To evaluate the limit of the function as $$u$$ approaches $$\frac{1}{2}$$, we use the first part of the function definition, which applies when $$u \neq \frac{1}{2}$$:
$$g(u) = \frac{6 u^{2}+u-2}{2 u-1}$$
We need to calculate $$\lim_{u \to \frac{1}{2}} \frac{6 u^{2}+u-2}{2 u-1}$$.
If we directly substitute $$u = \frac{1}{2}$$ into the expression, we get:
Numerator: $$6\left(\frac{1}{2}\right)^{2} + \frac{1}{2} - 2 = 6\left(\frac{1}{4}\right) + \frac{1}{2} - 2 = \frac{3}{2} + \frac{1}{2} - 2 = \frac{4}{2} - 2 = 2 - 2 = 0$$
Denominator: $$2\left(\frac{1}{2}\right) - 1 = 1 - 1 = 0$$
This is an indeterminate form of $$\frac{0}{0}$$, which means we can simplify the expression by factoring the numerator.
Let's factor the quadratic expression $$6 u^{2}+u-2$$. We look for two numbers that multiply to $$(6) \times (-2) = -12$$ and add up to the coefficient of $$u$$, which is 1. The numbers are 4 and -3.
So, we can rewrite the expression as:
$$6 u^{2}+u-2 = 6 u^{2} + 4u - 3u - 2$$
Now, we factor by grouping:
$$= 2u(3u + 2) - 1(3u + 2)$$
$$= (2u - 1)(3u + 2)$$
Now, we substitute this factored form back into the limit expression:
$$\lim_{u \to \frac{1}{2}} \frac{(2u - 1)(3u + 2)}{2u - 1}$$
Since $$u$$ is approaching $$\frac{1}{2}$$ but is not equal to $$\frac{1}{2}$$, we know that $$2u - 1 \neq 0$$. Therefore, we can cancel out the common factor $$(2u - 1)$$ from the numerator and denominator:
$$\lim_{u \to \frac{1}{2}} (3u + 2)$$
Now, we can substitute $$u = \frac{1}{2}$$ into the simplified expression:
$$3\left(\frac{1}{2}\right) + 2 = \frac{3}{2} + \frac{4}{2} = \frac{7}{2}$$
Thus, the limit of the function as $$u$$ approaches $$\frac{1}{2}$$ is $$\frac{7}{2}$$. This condition is satisfied.

Question1.step4 (Checking the third condition: Does $$g\left(\frac{1}{2}\right)$$ equal the limit?)

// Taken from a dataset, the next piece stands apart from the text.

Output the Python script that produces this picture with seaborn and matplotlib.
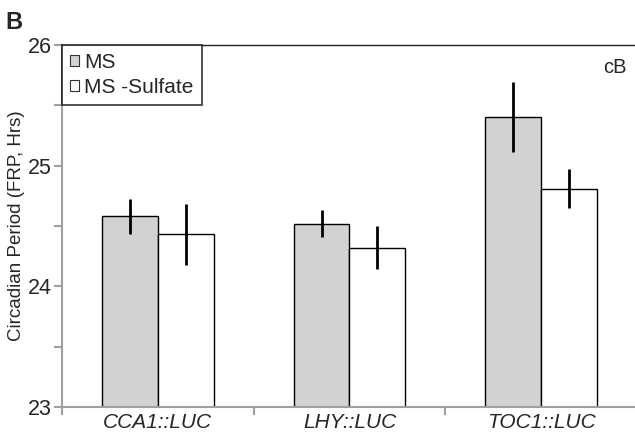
import matplotlib
matplotlib.use("Agg")
import matplotlib.pyplot as plt
import seaborn as sns
import pandas as pd
import numpy as np
from matplotlib.ticker import MultipleLocator, FixedLocator
from matplotlib.patches import Patch

categories = ["CCA1::LUC", "LHY::LUC", "TOC1::LUC"]
conditions = ["MS", "MS -Sulfate"]
ms_values = [24.58, 24.52, 25.40]
ms_errors = [0.145, 0.11, 0.29]
sulf_values = [24.43, 24.32, 24.81]
sulf_errors = [0.25, 0.18, 0.16]
colors = ["#d1d2d4", "#ffffff"]

df = pd.DataFrame({
    "gene": categories * 2,
    "cond": [conditions[0]] * 3 + [conditions[1]] * 3,
    "val": ms_values + sulf_values,
    "err": ms_errors + sulf_errors,
})

sns.set_style("white")
plt.rcParams["font.family"] = ["Liberation Sans", "DejaVu Sans"]

fig = plt.figure(figsize=(6.35, 4.32), dpi=100)
ax = fig.add_axes([62 / 635, 25 / 432, 575 / 635, 362 / 432])

sns.barplot(data=df, x="gene", y="val", hue="cond", order=categories,
            hue_order=conditions, palette=colors, errorbar=None,
            width=0.583, edgecolor="black", linewidth=1.0, ax=ax,
            legend=False)

# error bars from bar geometry
for cont, cond in zip(ax.containers, conditions):
    sub = df[df["cond"] == cond].set_index("gene").loc[categories]
    xs = [p.get_x() + p.get_width() / 2 for p in cont.patches]
    ax.errorbar(xs, sub["val"].values, yerr=sub["err"].values, fmt="none",
                ecolor="black", elinewidth=2.0, capsize=0, zorder=5)

ax.set_ylim(23, 26)
ax.set_xlim(-0.5, 2.5)
ax.yaxis.set_minor_locator(MultipleLocator(0.5))
ax.set_yticks([23, 24, 25, 26])
ax.tick_params(axis="y", which="both", direction="out", length=6, width=1.5,
               color="#a0a0a0", left=True, labelsize=15.5, pad=1.5)

ax.xaxis.set_major_locator(FixedLocator([0, 1, 2]))
ax.xaxis.set_minor_locator(FixedLocator([-0.5, 0.5, 1.5, 2.5]))
ax.tick_params(axis="x", which="major", length=0, labelsize=15, pad=4)
ax.tick_params(axis="x", which="minor", direction="out", length=6, width=1.5,
               color="#a0a0a0", bottom=True)
for lbl in ax.get_xticklabels():
    lbl.set_fontstyle("italic")
ax.set_xlabel("")
ax.set_ylabel("Circadian Period (FRP, Hrs)", fontsize=13.5, labelpad=2)

for s in ["left", "bottom"]:
    ax.spines[s].set_color("#a0a0a0")
    ax.spines[s].set_linewidth(1.5)
ax.spines["top"].set_color("#222222")
ax.spines["top"].set_linewidth(1.0)
ax.spines["right"].set_visible(False)

handles = [Patch(facecolor=c, edgecolor="#333333", linewidth=0.8) for c in colors]
leg = ax.legend(handles, conditions, loc="upper left", bbox_to_anchor=(0.0, 1.0),
                fontsize=15, frameon=True, fancybox=False, borderpad=0.38,
                handlelength=0.45, handleheight=0.45, handletextpad=0.25,
                labelspacing=0.3, borderaxespad=0.0)
leg.get_frame().set_edgecolor("black")
leg.get_frame().set_linewidth(1.2)

ax.text(0.982, 0.965, "cB", transform=ax.transAxes, ha="right", va="top",
        fontsize=14.5)
fig.text(5 / 635, 1 - 11 / 432, "B", fontsize=17, fontweight="bold",
         ha="left", va="top")

fig.savefig("out.png", dpi=100)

From Step 2, we determined that the function value at $$u = \frac{1}{2}$$ is $$g\left(\frac{1}{2}\right) = \frac{7}{2}$$.
From Step 3, we calculated that the limit of the function as $$u$$ approaches $$\frac{1}{2}$$ is $$\lim_{u \to \frac{1}{2}} g(u) = \frac{7}{2}$$.
Since $$g\left(\frac{1}{2}\right) = \lim_{u \to \frac{1}{2}} g(u) = \frac{7}{2}$$, the third condition for continuity is satisfied.

**step5** Conclusion

As all three conditions for continuity are met at the point $$u = \frac{1}{2}$$, we conclude that the function $$g(u)$$ is continuous at $$u = \frac{1}{2}$$. Therefore, there is no discontinuity to identify.